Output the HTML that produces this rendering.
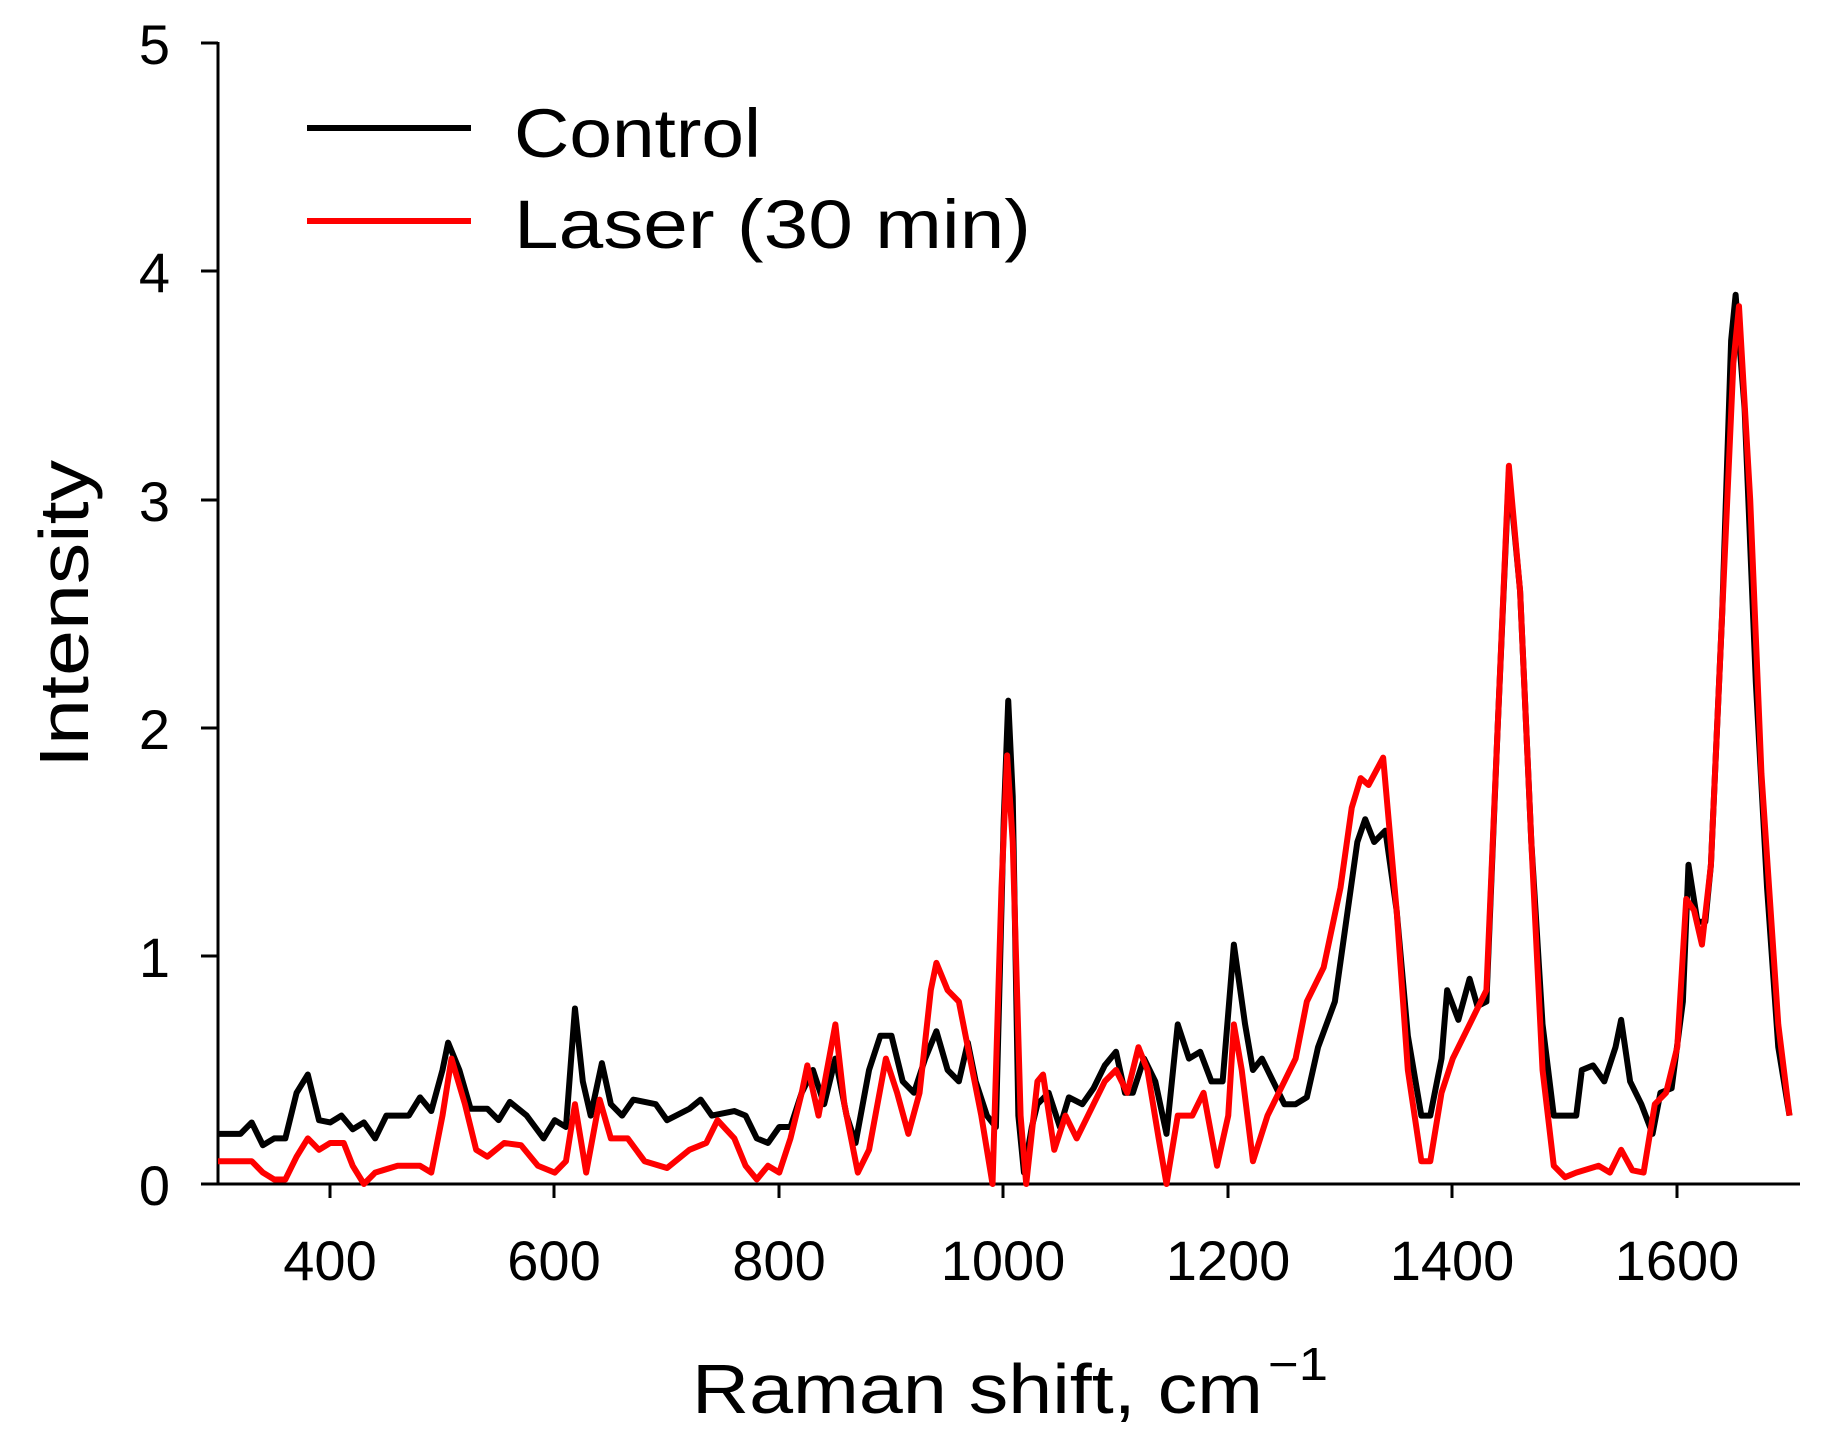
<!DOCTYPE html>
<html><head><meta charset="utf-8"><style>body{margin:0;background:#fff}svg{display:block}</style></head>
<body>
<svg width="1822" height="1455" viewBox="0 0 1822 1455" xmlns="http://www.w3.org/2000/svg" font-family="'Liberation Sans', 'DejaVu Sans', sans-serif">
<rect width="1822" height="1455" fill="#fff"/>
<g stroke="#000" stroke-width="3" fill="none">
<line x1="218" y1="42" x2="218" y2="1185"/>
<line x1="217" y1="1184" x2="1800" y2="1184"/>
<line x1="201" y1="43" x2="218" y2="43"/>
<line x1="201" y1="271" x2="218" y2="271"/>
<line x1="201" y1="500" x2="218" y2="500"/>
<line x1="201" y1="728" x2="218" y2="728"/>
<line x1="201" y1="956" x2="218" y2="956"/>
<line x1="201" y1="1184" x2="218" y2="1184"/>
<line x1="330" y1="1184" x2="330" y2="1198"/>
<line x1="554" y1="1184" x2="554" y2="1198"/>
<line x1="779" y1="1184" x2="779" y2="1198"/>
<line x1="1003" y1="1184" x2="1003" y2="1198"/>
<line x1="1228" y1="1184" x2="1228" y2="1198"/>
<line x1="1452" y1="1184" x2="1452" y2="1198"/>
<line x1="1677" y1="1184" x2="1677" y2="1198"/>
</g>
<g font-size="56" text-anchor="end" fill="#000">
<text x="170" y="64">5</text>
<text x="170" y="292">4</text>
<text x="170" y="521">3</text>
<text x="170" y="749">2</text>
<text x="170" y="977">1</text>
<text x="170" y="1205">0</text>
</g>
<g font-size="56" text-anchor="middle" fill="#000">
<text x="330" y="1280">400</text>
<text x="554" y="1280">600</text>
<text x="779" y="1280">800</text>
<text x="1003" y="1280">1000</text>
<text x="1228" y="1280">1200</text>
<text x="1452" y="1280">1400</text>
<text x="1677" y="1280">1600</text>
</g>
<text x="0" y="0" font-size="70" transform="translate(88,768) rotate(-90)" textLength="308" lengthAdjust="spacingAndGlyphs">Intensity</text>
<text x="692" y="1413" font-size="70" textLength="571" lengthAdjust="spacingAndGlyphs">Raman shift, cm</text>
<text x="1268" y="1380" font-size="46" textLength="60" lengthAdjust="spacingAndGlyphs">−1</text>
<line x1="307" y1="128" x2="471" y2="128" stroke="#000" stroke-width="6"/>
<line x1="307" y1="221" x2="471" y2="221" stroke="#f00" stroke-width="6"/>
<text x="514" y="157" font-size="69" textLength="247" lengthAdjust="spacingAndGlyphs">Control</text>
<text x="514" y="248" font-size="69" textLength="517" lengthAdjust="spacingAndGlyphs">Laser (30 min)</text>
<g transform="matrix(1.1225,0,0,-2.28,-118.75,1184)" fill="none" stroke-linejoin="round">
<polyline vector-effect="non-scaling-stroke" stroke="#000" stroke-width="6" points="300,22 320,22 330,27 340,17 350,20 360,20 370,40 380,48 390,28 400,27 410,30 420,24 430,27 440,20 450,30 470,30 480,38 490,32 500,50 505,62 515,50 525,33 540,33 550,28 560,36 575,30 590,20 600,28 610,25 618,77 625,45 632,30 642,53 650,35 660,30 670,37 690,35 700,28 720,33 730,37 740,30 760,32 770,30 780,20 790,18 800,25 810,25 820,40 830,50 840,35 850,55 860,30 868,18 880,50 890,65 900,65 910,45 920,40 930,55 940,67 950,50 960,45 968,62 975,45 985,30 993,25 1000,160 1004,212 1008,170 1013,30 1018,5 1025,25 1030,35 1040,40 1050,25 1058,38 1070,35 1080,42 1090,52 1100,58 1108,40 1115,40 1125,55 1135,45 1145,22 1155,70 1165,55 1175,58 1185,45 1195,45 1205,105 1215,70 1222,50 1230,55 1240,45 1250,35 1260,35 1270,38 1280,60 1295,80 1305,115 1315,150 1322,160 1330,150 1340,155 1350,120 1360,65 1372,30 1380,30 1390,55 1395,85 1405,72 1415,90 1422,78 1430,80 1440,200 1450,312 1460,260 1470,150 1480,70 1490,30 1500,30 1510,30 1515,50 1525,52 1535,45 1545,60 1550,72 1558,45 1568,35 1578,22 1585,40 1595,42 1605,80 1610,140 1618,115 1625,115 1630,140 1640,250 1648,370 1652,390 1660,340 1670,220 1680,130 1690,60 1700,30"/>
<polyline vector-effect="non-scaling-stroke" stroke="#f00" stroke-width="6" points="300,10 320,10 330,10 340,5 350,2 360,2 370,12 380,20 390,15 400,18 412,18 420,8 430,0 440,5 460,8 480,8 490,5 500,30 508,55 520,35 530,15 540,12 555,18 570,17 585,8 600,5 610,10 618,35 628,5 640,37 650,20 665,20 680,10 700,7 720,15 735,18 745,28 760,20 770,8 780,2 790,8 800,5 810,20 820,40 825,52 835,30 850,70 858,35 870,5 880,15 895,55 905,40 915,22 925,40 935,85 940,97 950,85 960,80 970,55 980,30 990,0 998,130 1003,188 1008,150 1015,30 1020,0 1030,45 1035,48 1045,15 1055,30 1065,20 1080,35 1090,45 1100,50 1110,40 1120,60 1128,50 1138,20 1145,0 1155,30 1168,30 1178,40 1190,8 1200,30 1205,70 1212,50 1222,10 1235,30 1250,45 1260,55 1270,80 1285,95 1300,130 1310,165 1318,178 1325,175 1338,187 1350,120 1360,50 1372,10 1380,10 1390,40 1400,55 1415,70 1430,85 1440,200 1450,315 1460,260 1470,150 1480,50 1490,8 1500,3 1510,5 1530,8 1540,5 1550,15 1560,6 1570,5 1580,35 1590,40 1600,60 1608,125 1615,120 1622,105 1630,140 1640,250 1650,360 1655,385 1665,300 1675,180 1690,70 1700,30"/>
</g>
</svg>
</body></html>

★ ★ ★ ★ ★ ★ ★

PROMPT:
Every line of the data above should be quoted exactly. Omit the pictures.

SOLUTION FOR THIS PROBLEM:
Output the HTML that produces this rendering.
<!DOCTYPE html>
<html><head><meta charset="utf-8"><style>body{margin:0;background:#fff}svg{display:block}</style></head>
<body>
<svg width="1822" height="1455" viewBox="0 0 1822 1455" xmlns="http://www.w3.org/2000/svg" font-family="'Liberation Sans', 'DejaVu Sans', sans-serif">
<rect width="1822" height="1455" fill="#fff"/>
<g stroke="#000" stroke-width="3" fill="none">
<line x1="218" y1="42" x2="218" y2="1185"/>
<line x1="217" y1="1184" x2="1800" y2="1184"/>
<line x1="201" y1="43" x2="218" y2="43"/>
<line x1="201" y1="271" x2="218" y2="271"/>
<line x1="201" y1="500" x2="218" y2="500"/>
<line x1="201" y1="728" x2="218" y2="728"/>
<line x1="201" y1="956" x2="218" y2="956"/>
<line x1="201" y1="1184" x2="218" y2="1184"/>
<line x1="330" y1="1184" x2="330" y2="1198"/>
<line x1="554" y1="1184" x2="554" y2="1198"/>
<line x1="779" y1="1184" x2="779" y2="1198"/>
<line x1="1003" y1="1184" x2="1003" y2="1198"/>
<line x1="1228" y1="1184" x2="1228" y2="1198"/>
<line x1="1452" y1="1184" x2="1452" y2="1198"/>
<line x1="1677" y1="1184" x2="1677" y2="1198"/>
</g>
<g font-size="56" text-anchor="end" fill="#000">
<text x="170" y="64">5</text>
<text x="170" y="292">4</text>
<text x="170" y="521">3</text>
<text x="170" y="749">2</text>
<text x="170" y="977">1</text>
<text x="170" y="1205">0</text>
</g>
<g font-size="56" text-anchor="middle" fill="#000">
<text x="330" y="1280">400</text>
<text x="554" y="1280">600</text>
<text x="779" y="1280">800</text>
<text x="1003" y="1280">1000</text>
<text x="1228" y="1280">1200</text>
<text x="1452" y="1280">1400</text>
<text x="1677" y="1280">1600</text>
</g>
<text x="0" y="0" font-size="70" transform="translate(88,768) rotate(-90)" textLength="308" lengthAdjust="spacingAndGlyphs">Intensity</text>
<text x="692" y="1413" font-size="70" textLength="571" lengthAdjust="spacingAndGlyphs">Raman shift, cm</text>
<text x="1268" y="1380" font-size="46" textLength="60" lengthAdjust="spacingAndGlyphs">−1</text>
<line x1="307" y1="128" x2="471" y2="128" stroke="#000" stroke-width="6"/>
<line x1="307" y1="221" x2="471" y2="221" stroke="#f00" stroke-width="6"/>
<text x="514" y="157" font-size="69" textLength="247" lengthAdjust="spacingAndGlyphs">Control</text>
<text x="514" y="248" font-size="69" textLength="517" lengthAdjust="spacingAndGlyphs">Laser (30 min)</text>
<g transform="matrix(1.1225,0,0,-2.28,-118.75,1184)" fill="none" stroke-linejoin="round">
<polyline vector-effect="non-scaling-stroke" stroke="#000" stroke-width="6" points="300,22 320,22 330,27 340,17 350,20 360,20 370,40 380,48 390,28 400,27 410,30 420,24 430,27 440,20 450,30 470,30 480,38 490,32 500,50 505,62 515,50 525,33 540,33 550,28 560,36 575,30 590,20 600,28 610,25 618,77 625,45 632,30 642,53 650,35 660,30 670,37 690,35 700,28 720,33 730,37 740,30 760,32 770,30 780,20 790,18 800,25 810,25 820,40 830,50 840,35 850,55 860,30 868,18 880,50 890,65 900,65 910,45 920,40 930,55 940,67 950,50 960,45 968,62 975,45 985,30 993,25 1000,160 1004,212 1008,170 1013,30 1018,5 1025,25 1030,35 1040,40 1050,25 1058,38 1070,35 1080,42 1090,52 1100,58 1108,40 1115,40 1125,55 1135,45 1145,22 1155,70 1165,55 1175,58 1185,45 1195,45 1205,105 1215,70 1222,50 1230,55 1240,45 1250,35 1260,35 1270,38 1280,60 1295,80 1305,115 1315,150 1322,160 1330,150 1340,155 1350,120 1360,65 1372,30 1380,30 1390,55 1395,85 1405,72 1415,90 1422,78 1430,80 1440,200 1450,312 1460,260 1470,150 1480,70 1490,30 1500,30 1510,30 1515,50 1525,52 1535,45 1545,60 1550,72 1558,45 1568,35 1578,22 1585,40 1595,42 1605,80 1610,140 1618,115 1625,115 1630,140 1640,250 1648,370 1652,390 1660,340 1670,220 1680,130 1690,60 1700,30"/>
<polyline vector-effect="non-scaling-stroke" stroke="#f00" stroke-width="6" points="300,10 320,10 330,10 340,5 350,2 360,2 370,12 380,20 390,15 400,18 412,18 420,8 430,0 440,5 460,8 480,8 490,5 500,30 508,55 520,35 530,15 540,12 555,18 570,17 585,8 600,5 610,10 618,35 628,5 640,37 650,20 665,20 680,10 700,7 720,15 735,18 745,28 760,20 770,8 780,2 790,8 800,5 810,20 820,40 825,52 835,30 850,70 858,35 870,5 880,15 895,55 905,40 915,22 925,40 935,85 940,97 950,85 960,80 970,55 980,30 990,0 998,130 1003,188 1008,150 1015,30 1020,0 1030,45 1035,48 1045,15 1055,30 1065,20 1080,35 1090,45 1100,50 1110,40 1120,60 1128,50 1138,20 1145,0 1155,30 1168,30 1178,40 1190,8 1200,30 1205,70 1212,50 1222,10 1235,30 1250,45 1260,55 1270,80 1285,95 1300,130 1310,165 1318,178 1325,175 1338,187 1350,120 1360,50 1372,10 1380,10 1390,40 1400,55 1415,70 1430,85 1440,200 1450,315 1460,260 1470,150 1480,50 1490,8 1500,3 1510,5 1530,8 1540,5 1550,15 1560,6 1570,5 1580,35 1590,40 1600,60 1608,125 1615,120 1622,105 1630,140 1640,250 1650,360 1655,385 1665,300 1675,180 1690,70 1700,30"/>
</g>
</svg>
</body></html>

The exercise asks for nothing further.